▶ **WORK REQUIRED**
Set down only those lines that fall from the line containing "Recreate this image" through the line containing "const predLineY = [16,113];", unchanged and without pictures.

[Rows from a dataset of charts and code]
• • •

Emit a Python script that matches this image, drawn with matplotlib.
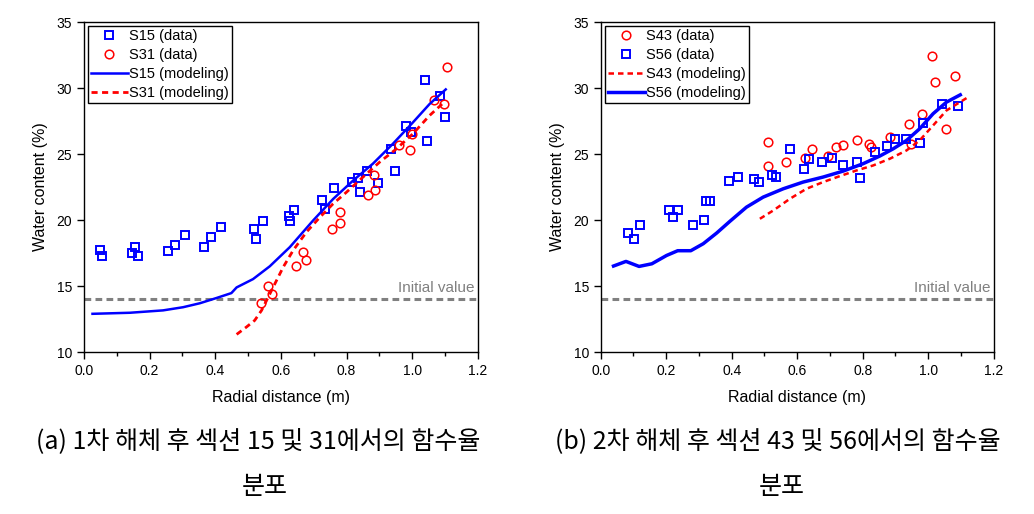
import matplotlib
matplotlib.use('Agg')
import matplotlib.pyplot as plt
from matplotlib.ticker import MultipleLocator

plt.rcParams['font.family'] = ['Liberation Sans', 'DejaVu Sans']

# (a) 섹션 15, 31
s15_x = [0.049, 0.056, 0.147, 0.155, 0.165, 0.257, 0.277, 0.308, 0.366, 0.386, 0.418,
         0.517, 0.524, 0.546, 0.624, 0.628, 0.640, 0.725, 0.735, 0.761, 0.817, 0.835,
         0.841, 0.862, 0.897, 0.947, 0.936, 0.981, 0.996, 1.046, 1.038, 1.083, 1.100]
s15_y = [17.75, 17.25, 17.5, 17.95, 17.25, 17.65, 18.1, 18.9, 17.95, 18.75, 19.45,
         19.35, 18.6, 19.9, 20.3, 19.95, 20.8, 21.55, 20.85, 22.45, 22.9, 23.2,
         22.15, 23.7, 22.8, 23.75, 25.35, 27.1, 26.65, 26.0, 30.6, 29.4, 27.8]
s31_x = [1.105, 1.065, 1.097, 1.000, 0.959, 0.994, 0.882, 0.886, 0.865, 0.779, 0.781,
         0.757, 0.666, 0.677, 0.646, 0.561, 0.572, 0.540]
s31_y = [31.6, 29.1, 28.8, 26.55, 25.7, 25.3, 23.45, 22.3, 21.9, 20.6, 19.8,
         19.3, 17.55, 16.95, 16.55, 15.0, 14.4, 13.75]
s15_mx = [0.026, 0.140, 0.241, 0.302, 0.353, 0.404, 0.449, 0.465, 0.515, 0.566, 0.627,
          0.698, 0.759, 0.820, 0.880, 0.941, 1.002, 1.053, 1.102]
s15_my = [12.9, 12.98, 13.16, 13.4, 13.7, 14.1, 14.47, 14.9, 15.53, 16.5, 17.95,
          19.97, 21.6, 23.0, 24.27, 25.78, 27.4, 28.8, 29.9]
s31_mx = [0.465, 0.495, 0.520, 0.541, 0.556, 0.576, 0.607, 0.637, 0.678, 0.718, 0.759,
          0.799, 0.850, 0.901, 0.952, 1.002, 1.053, 1.094]
s31_my = [11.34, 11.9, 12.4, 13.16, 13.9, 14.9, 16.44, 17.7, 19.1, 20.2, 21.24,
          22.1, 23.26, 24.4, 25.4, 26.54, 27.93, 28.86]

# (b) 섹션 43, 56
s43_x = [0.510, 0.510, 0.566, 0.624, 0.646, 0.694, 0.717, 0.740, 0.783, 0.820, 0.825,
         0.882, 0.941, 0.947, 0.980, 1.011, 1.021, 1.055, 1.082]
s43_y = [25.93, 24.12, 24.42, 24.70, 25.40, 24.87, 25.5, 25.66, 26.04, 25.78, 25.53,
         26.26, 27.27, 25.73, 28.03, 32.4, 30.45, 26.89, 30.9]
s56_x = [0.084, 0.103, 0.121, 0.209, 0.220, 0.235, 0.283, 0.316, 0.320, 0.335, 0.393,
         0.420, 0.468, 0.484, 0.523, 0.535, 0.579, 0.621, 0.635, 0.676, 0.705, 0.740,
         0.783, 0.792, 0.838, 0.874, 0.899, 0.932, 0.974, 0.984, 1.042, 1.090]
s56_y = [19.04, 18.59, 19.60, 20.78, 20.25, 20.76, 19.65, 20.03, 21.41, 21.46, 22.98,
         23.26, 23.08, 22.90, 23.38, 23.23, 25.38, 23.84, 24.62, 24.37, 24.72, 24.19,
         24.39, 23.21, 25.15, 25.63, 26.14, 26.14, 25.83, 27.32, 28.81, 28.64]
s56_mx = [0.039, 0.077, 0.117, 0.156, 0.201, 0.235, 0.275, 0.313, 0.354, 0.395, 0.445,
          0.496, 0.557, 0.618, 0.679, 0.740, 0.801, 0.852, 0.893, 0.934, 0.974, 1.015,
          1.056, 1.098]
s56_my = [16.52, 16.87, 16.49, 16.69, 17.32, 17.68, 17.68, 18.21, 19.02, 19.92, 20.98,
          21.74, 22.37, 22.88, 23.26, 23.71, 24.27, 24.85, 25.40, 26.04, 26.92, 28.06,
          28.94, 29.49]
s43_mx = [0.486, 0.527, 0.578, 0.628, 0.679, 0.730, 0.781, 0.832, 0.883, 0.934, 0.974,
          1.015, 1.056, 1.117]
s43_my = [20.10, 20.73, 21.62, 22.37, 22.88, 23.33, 23.76, 24.14, 24.65, 25.28, 26.04,
          27.17, 28.31, 29.24]

initial_value = 14.0
captions = [['(a) 1차 해체 후 섹션 15 및 31에서의 함수율', '분포'],
            ['(b) 2차 해체 후 섹션 43 및 56에서의 함수율', '분포']]

fig = plt.figure(figsize=(10.34, 5.14), dpi=100)
ax1 = fig.add_axes([0.0812, 0.315, 0.381, 0.642])
ax2 = fig.add_axes([0.581, 0.315, 0.380, 0.642])

sq = dict(marker='s', ls='none', mfc='none', mec='#0000ff', ms=5.5, mew=1.4)
ci = dict(marker='o', ls='none', mfc='none', mec='#ff0000', ms=6.2, mew=1.1)
red_dash = (0, (2.2, 1.6))

# 왼쪽 그림
ax1.plot(s15_x, s15_y, label='S15 (data)', **sq)
ax1.plot(s31_x, s31_y, label='S31 (data)', **ci)
ax1.plot(s15_mx, s15_my, color='#0000ff', lw=1.8, label='S15 (modeling)')
ax1.plot(s31_mx, s31_my, color='#ff0000', lw=2.0, ls=red_dash, label='S31 (modeling)')

# 오른쪽 그림
ax2.plot(s43_x, s43_y, label='S43 (data)', **ci)
ax2.plot(s56_x, s56_y, label='S56 (data)', **sq)
ax2.plot(s43_mx, s43_my, color='#ff0000', lw=1.8, ls=red_dash, label='S43 (modeling)')
ax2.plot(s56_mx, s56_my, color='#0000ff', lw=2.5, label='S56 (modeling)')

for ax in [ax1, ax2]:
    ax.axhline(initial_value, color='#808080', lw=2.2, ls=(0, (2.2, 1.4)), zorder=1)
    ax.text(1.19, initial_value + 0.35, 'Initial value', color='#808080', fontsize=11,
            ha='right', va='bottom')
    ax.set_xlim(0, 1.2)
    ax.set_ylim(10, 35)
    ax.xaxis.set_major_locator(MultipleLocator(0.2))
    ax.xaxis.set_minor_locator(MultipleLocator(0.1))
    ax.yaxis.set_major_locator(MultipleLocator(5))
    ax.tick_params(axis='both', which='major', direction='out', length=5, width=1,
                   labelsize=10, top=False, right=False)
    ax.tick_params(axis='x', which='minor', direction='out', length=3, width=1)
    ax.set_xticklabels(['%.1f' % v for v in ax.get_xticks()])
    ax.set_xlabel('Radial distance (m)', fontsize=11.5, labelpad=9)
    ax.set_ylabel('Water content (%)', fontsize=11.5, labelpad=6)
    for s in ax.spines.values():
        s.set_linewidth(1.0)
    leg = ax.legend(loc='upper left', fontsize=10.5, frameon=True, fancybox=False,
                    edgecolor='black', framealpha=1, borderpad=0.2, labelspacing=0.33,
                    handlelength=2.5, handletextpad=0.1, borderaxespad=0.3)
    leg.get_frame().set_linewidth(1.0)

cjk = ['Noto Sans CJK KR', 'DejaVu Sans']
fig.text(0.250, 0.140, captions[0][0], fontsize=18, ha='center', va='center', family=cjk)
fig.text(0.256, 0.053, captions[0][1], fontsize=18, ha='center', va='center', family=cjk)
fig.text(0.752, 0.140, captions[1][0], fontsize=18, ha='center', va='center', family=cjk)
fig.text(0.756, 0.053, captions[1][1], fontsize=18, ha='center', va='center', family=cjk)

fig.savefig('out.png', dpi=100)
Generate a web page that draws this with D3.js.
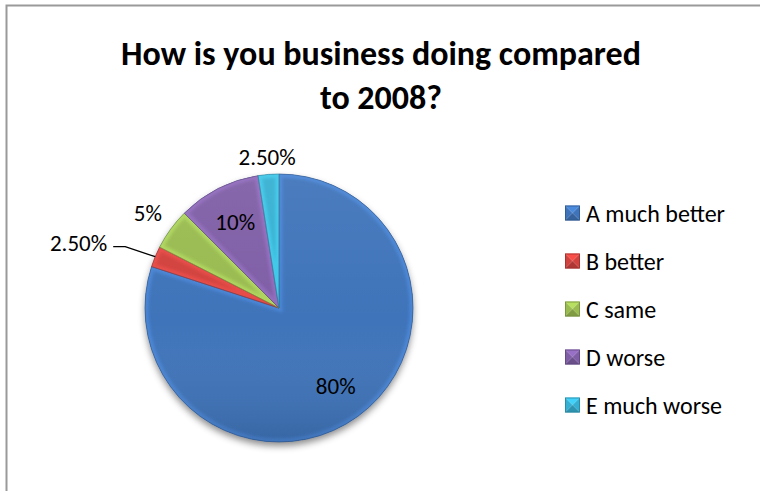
<!DOCTYPE html>
<html>
<head>
<meta charset="utf-8">
<script src="https://cdn.jsdelivr.net/npm/d3@7"></script>
<style>
  html, body { margin: 0; padding: 0; background: #ffffff; }
  svg { display: block; }
  text { font-family: Carlito, Calibri, Lato, "Open Sans", sans-serif; fill: #000; }
</style>
</head>
<body>
<svg id="chart" width="760" height="491"></svg>
<script>
// Survey answers and their shares (percent)
const categories = ["A much better", "B better", "C same", "D worse", "E much worse"];
const values = [80, 2.5, 5, 10, 2.5];
const valueLabels = ["80%", "2.50%", "5%", "10%", "2.50%"];
const colors = ["#3f74ba", "#d1413d", "#99bb50", "#7f5ea6", "#36b0d2"];
const titleLines = ["How is you business doing compared", "to 2008?"];

const W = 760, H = 491;
const cx = 279, cy = 308, R = 134;

const svg = d3.select("#chart");
const defs = svg.append("defs");

// soft shadow beneath the pie
const sh = defs.append("filter").attr("id", "pieShadow")
  .attr("x", "-20%").attr("y", "-20%").attr("width", "140%").attr("height", "140%");
sh.append("feDropShadow").attr("dx", 0).attr("dy", 4).attr("stdDeviation", 3.5)
  .attr("flood-color", "#000").attr("flood-opacity", 0.45);

// slight blur for the bevel highlights
const bl = defs.append("filter").attr("id", "soft");
bl.append("feGaussianBlur").attr("stdDeviation", 1.4);

// top-to-bottom shading over the whole pie
const shade = defs.append("linearGradient").attr("id", "shade")
  .attr("x1", 0).attr("y1", 0).attr("x2", 0).attr("y2", 1);
shade.append("stop").attr("offset", "0%").attr("stop-color", "#fff").attr("stop-opacity", 0.06);
shade.append("stop").attr("offset", "55%").attr("stop-color", "#fff").attr("stop-opacity", 0.0);
shade.append("stop").attr("offset", "100%").attr("stop-color", "#000").attr("stop-opacity", 0.12);

// chart frame
svg.append("rect")
  .attr("x", 6.5).attr("y", 5.5).attr("width", W + 20).attr("height", H + 20)
  .attr("fill", "#fff").attr("stroke", "#9a9a9a").attr("stroke-width", 2);

// title
const title = svg.append("text")
  .attr("x", 381).attr("text-anchor", "middle")
  .style("font-weight", "bold").style("font-size", "34px");
titleLines.forEach((t, i) => {
  title.append("tspan").attr("x", 381).attr("y", 65 + i * 44).text(t);
});

// pie layout, first slice starting at 12 o'clock, clockwise
const pie = d3.pie().sort(null).value(d => d.value).startAngle(0).endAngle(2 * Math.PI);
const data = categories.map((c, i) => ({ cat: c, value: values[i], label: valueLabels[i], color: colors[i] }));
const arcs = pie(data);
const arc = d3.arc().innerRadius(0).outerRadius(R);

const g = svg.append("g").attr("transform", `translate(${cx},${cy})`);

// shadow layer
g.append("circle").attr("r", R).attr("fill", colors[0]).attr("filter", "url(#pieShadow)");

// clip paths per slice for inner bevel strokes
arcs.forEach((a, i) => {
  defs.append("clipPath").attr("id", "clip" + i)
    .append("path").attr("d", arc(a)).attr("transform", `translate(${cx},${cy})`);
});

g.selectAll("path.slice").data(arcs).join("path")
  .attr("class", "slice")
  .attr("d", arc)
  .attr("fill", d => d.data.color);

// bevel: a light band just inside each slice edge, thin dark seam on the edge
const bevel = svg.append("g");
arcs.forEach((a, i) => {
  const c = d3.color(colors[i]);
  bevel.append("g").attr("clip-path", `url(#clip${i})`)
    .append("path")
    .attr("transform", `translate(${cx},${cy})`)
    .attr("d", arc(a))
    .attr("fill", "none")
    .attr("stroke", c.brighter(0.7))
    .attr("stroke-width", 7)
    .attr("stroke-opacity", 0.5)
    .attr("filter", "url(#soft)");
  bevel.append("path")
    .attr("transform", `translate(${cx},${cy})`)
    .attr("d", arc(a))
    .attr("fill", "none")
    .attr("stroke", c.darker(0.8))
    .attr("stroke-width", 0.8)
    .attr("stroke-opacity", 0.8);
});

svg.append("circle").attr("cx", cx).attr("cy", cy).attr("r", R)
  .attr("fill", "url(#shade)");

// data labels
const labelFactor = [0.72, null, 1.21, 0.72, 1.13];
const labelG = svg.append("g").style("font-size", "23px");
arcs.forEach((a, i) => {
  const mid = (a.startAngle + a.endAngle) / 2;
  const px = r => cx + r * Math.sin(mid);
  const py = r => cy - r * Math.cos(mid);
  if (labelFactor[i] !== null) {
    labelG.append("text")
      .attr("x", px(R * labelFactor[i]))
      .attr("y", py(R * labelFactor[i]))
      .attr("text-anchor", "middle")
      .attr("dominant-baseline", "central")
      .text(a.data.label);
  } else {
    // small slice: label pulled out with a leader line
    const ex = px(R), ey = py(R);
    const kx = ex - 30, ky = ey - 10;
    const lx = kx - 12;
    svg.append("path")
      .attr("d", d3.line()([[ex, ey], [kx, ky], [lx, ky]]))
      .attr("fill", "none").attr("stroke", "#000").attr("stroke-width", 1.3);
    labelG.append("text")
      .attr("x", lx - 6).attr("y", ky - 4)
      .attr("text-anchor", "end")
      .attr("dominant-baseline", "central")
      .text(a.data.label);
  }
});

// legend
const legY = d3.scalePoint().domain(categories).range([213, 405]);
const legend = svg.append("g").style("font-size", "24px");
const sq = 15;
categories.forEach((c, i) => {
  const y = legY(c);
  const x0 = 565, y0 = y - sq / 2;
  const base = d3.color(colors[i]);
  const item = legend.append("g");
  // pyramid-like bevel square
  const tri = (pts, col) => item.append("path").attr("d", d3.line()(pts) + "Z").attr("fill", col);
  tri([[x0, y0], [x0 + sq, y0], [x0 + sq / 2, y0 + sq / 2]], base.brighter(0.5));
  tri([[x0, y0], [x0 + sq / 2, y0 + sq / 2], [x0, y0 + sq]], base);
  tri([[x0 + sq, y0], [x0 + sq / 2, y0 + sq / 2], [x0 + sq, y0 + sq]], base);
  tri([[x0, y0 + sq], [x0 + sq / 2, y0 + sq / 2], [x0 + sq, y0 + sq]], base.darker(0.5));
  item.append("rect").attr("x", x0 + 0.5).attr("y", y0 + 0.5).attr("width", sq - 1).attr("height", sq - 1)
    .attr("fill", "none").attr("stroke", base.darker(0.8)).attr("stroke-width", 0.8);
  item.append("text")
    .attr("x", 586).attr("y", y)
    .attr("dominant-baseline", "central")
    .text(c);
});
</script>
</body>
</html>
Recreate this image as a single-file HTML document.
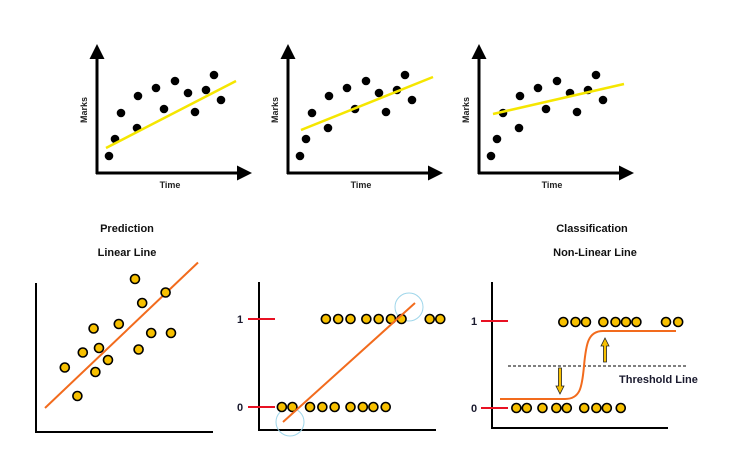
<!DOCTYPE html>
<html><head><meta charset="utf-8"><style>
html,body{margin:0;padding:0;background:#fff;}
svg{display:block;font-family:"Liberation Sans",sans-serif;}
</style></head><body>
<svg id="c" width="738" height="464" viewBox="0 0 738 464">
<defs>
<marker id="ah" viewBox="0 0 10 10" refX="4" refY="5" markerWidth="5" markerHeight="5" orient="auto-start-reverse"><path d="M0,0L10,5L0,10z" fill="#000"/></marker>
</defs>
<g id="topg"></g>
<g id="botg"></g>
</svg>
<script>
// Top panels: dots (time, marks) relative to axis origin
const topTime  = [12,18,24,41,40,59,67,78,91,98,109,117,124];
const topMarks = [17,34,60,77,45,85,64,92,80,61,83,98,73];
const topPanelOrigins = [97,288,479];
const fitStartX = [9,13,14];
const fitStartY = [25,43,59];
const fitEndX = [139,145,145];
const fitEndY = [92,96,89];

// Bottom-left prediction scatter (x, y in plot units)
const predX = [16,23,26,32,33,35,40,46,55,59,57,64,72,75];
const predY = [43,24,53,69,40,56,48,72,102,86,55,66,93,66];
const predLineX = [5,90];
const predLineY = [16,113];

// Middle classification: dot positions along x (plot units)
const cls1X = [38,45,52,61,68,75,81,97,103];
const cls0X = [13,19,29,36,43,52,59,65,72];
// Right classification
const sig1X = [41,48,54,64,71,77,83,100,107];
const sig0X = [14,20,29,37,43,53,60,66,74];

const NS='http://www.w3.org/2000/svg';
function mk(tag,attrs,parent){const e=document.createElementNS(NS,tag);for(const k in attrs)e.setAttribute(k,attrs[k]);parent.appendChild(e);return e;}

const topG=document.getElementById('topg');
const botG=document.getElementById('botg');

topPanelOrigins.forEach((ox,p)=>{
  const oy=173;
  const g=mk('g',{},topG);
  
  
  const sx=v=>ox+v, sy=v=>oy-v;
  const ya=mk('line',{x1:ox,y1:oy+1,x2:ox,y2:53,stroke:'#000','stroke-width':3,'marker-end':'url(#ah)'},g);
  
  
  const xa=mk('line',{x1:ox-1,y1:oy,x2:ox+146,y2:oy,stroke:'#000','stroke-width':3,'marker-end':'url(#ah)'},g);
  
  
  topTime.forEach((t,i)=>{
    const c=mk('circle',{cx:sx(t),cy:sy(topMarks[i]),r:4.3,fill:'#000'},g);
    
    
  });
  const l=mk('line',{x1:sx(fitStartX[p]),y1:sy(fitStartY[p]),x2:sx(fitEndX[p]),y2:sy(fitEndY[p]),stroke:'#f5e600','stroke-width':2.5},g);
  
  
  const tx=mk('text',{x:ox+73,y:188,'font-size':9,'font-weight':'bold','text-anchor':'middle',fill:'#222'},g);
  tx.textContent='Time';
  
  
  const ty=mk('text',{x:0,y:0,'font-size':9,'font-weight':'bold','text-anchor':'middle',fill:'#222',transform:'translate('+(ox-10)+',110) rotate(-90)'},g);
  ty.textContent='Marks';
  
  
});

function title(x,y,s,name){const t=mk('text',{x:x,y:y,'font-size':11,'font-weight':'bold','text-anchor':'middle',fill:'#111'},botG);t.textContent=s;}
title(127,232,'Prediction','prediction-title');
title(127,256,'Linear Line','linear-line-title');
title(592,232,'Classification','classification-title');
title(595,256,'Non-Linear Line','non-linear-line-title');

function ydot(g,x,y){const c=mk('circle',{cx:x,cy:y,r:4.5,fill:'#f7c000',stroke:'#000','stroke-width':1.6},g);}
function axes(g,ox,oy,topY,right){
  const a=mk('path',{d:'M'+ox+','+topY+'V'+oy+'H'+right,stroke:'#000','stroke-width':2,fill:'none'},g);
  
  
}

// Prediction panel
{
  const g=mk('g',{},botG);
  
  
  const ox=36,oy=432, sx=v=>ox+v*1.8, sy=v=>oy-v*1.5;
  axes(g,ox,oy,283,213);
  const l=mk('line',{x1:sx(predLineX[0]),y1:sy(predLineY[0]),x2:sx(predLineX[1]),y2:sy(predLineY[1]),stroke:'#f26b1d','stroke-width':2},g);
  
  
  predX.forEach((x,i)=>ydot(g,sx(x),sy(predY[i])));
}

function ticks(g,ox,y1,y0,labx){
  [[y1,'1'],[y0,'0']].forEach(([y,s])=>{
    const r=mk('line',{x1:ox-11,y1:y,x2:ox+16,y2:y,stroke:'#e81123','stroke-width':2},g);
    
    
    const t=mk('text',{x:labx,y:y+4,'font-size':11,'font-weight':'bold','text-anchor':'middle',fill:'#1a1a2e'},g);
    t.textContent=s;
    
    
  });
}

// Middle panel: linear fit on binary data
{
  const g=mk('g',{},botG);
  
  
  const ox=259,oy=430, sx=v=>ox+v*1.76;
  axes(g,ox,oy,282,436);
  ticks(g,ox,319,407,240);
  [[290,422],[409,307]].forEach(([x,y])=>{const c=mk('circle',{cx:x,cy:y,r:14,fill:'none',stroke:'#9fd6ea','stroke-width':1},g);});
  cls1X.forEach(x=>ydot(g,sx(x),319));
  cls0X.forEach(x=>ydot(g,sx(x),407));
  const l=mk('line',{x1:283,y1:422,x2:415,y2:303,stroke:'#f26b1d','stroke-width':2},g);
  
  
}

// Right panel: sigmoid
{
  const g=mk('g',{},botG);
  
  
  const ox=492,oy=428, sx=v=>ox+v*1.74;
  axes(g,ox,oy,282,668);
  ticks(g,ox,321,408,474);
  sig1X.forEach(x=>ydot(g,sx(x),322));
  sig0X.forEach(x=>ydot(g,sx(x),408));
  const d=mk('line',{x1:508,y1:366,x2:686,y2:366,stroke:'#333','stroke-width':1.2,'stroke-dasharray':'3,2'},g);
  
  
  const s=mk('path',{d:'M500,399H565C580,399 582,388 584,366C586,344 588,331 603,331H676',stroke:'#f26b1d','stroke-width':2,fill:'none'},g);
  
  
  const t=mk('text',{x:619,y:383,'font-size':11,'font-weight':'bold',fill:'#1a1a2e'},g);
  t.textContent='Threshold Line';
  
  
  const a1=mk('path',{d:'M558.5,368V386H556L560,394L564,386H561.5V368Z',fill:'#f7c000',stroke:'#222','stroke-width':0.8},g);
  
  
  const a2=mk('path',{d:'M603.5,362V346H601L605,338L609,346H606.5V362Z',fill:'#f7c000',stroke:'#222','stroke-width':0.8},g);
  
  
}
</script>
</body></html>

• • •

▶ **ANSWER**
Recreate this image as a single-file HTML document.
<!DOCTYPE html>
<html><head><meta charset="utf-8"><style>
html,body{margin:0;padding:0;background:#fff;}
svg{display:block;font-family:"Liberation Sans",sans-serif;}
</style></head><body>
<svg id="c" width="738" height="464" viewBox="0 0 738 464">
<defs>
<marker id="ah" viewBox="0 0 10 10" refX="4" refY="5" markerWidth="5" markerHeight="5" orient="auto-start-reverse"><path d="M0,0L10,5L0,10z" fill="#000"/></marker>
</defs>
<g id="topg"></g>
<g id="botg"></g>
</svg>
<script>
// Top panels: dots (time, marks) relative to axis origin
const topTime  = [12,18,24,41,40,59,67,78,91,98,109,117,124];
const topMarks = [17,34,60,77,45,85,64,92,80,61,83,98,73];
const topPanelOrigins = [97,288,479];
const fitStartX = [9,13,14];
const fitStartY = [25,43,59];
const fitEndX = [139,145,145];
const fitEndY = [92,96,89];

// Bottom-left prediction scatter (x, y in plot units)
const predX = [16,23,26,32,33,35,40,46,55,59,57,64,72,75];
const predY = [43,24,53,69,40,56,48,72,102,86,55,66,93,66];
const predLineX = [5,90];
const predLineY = [16,113];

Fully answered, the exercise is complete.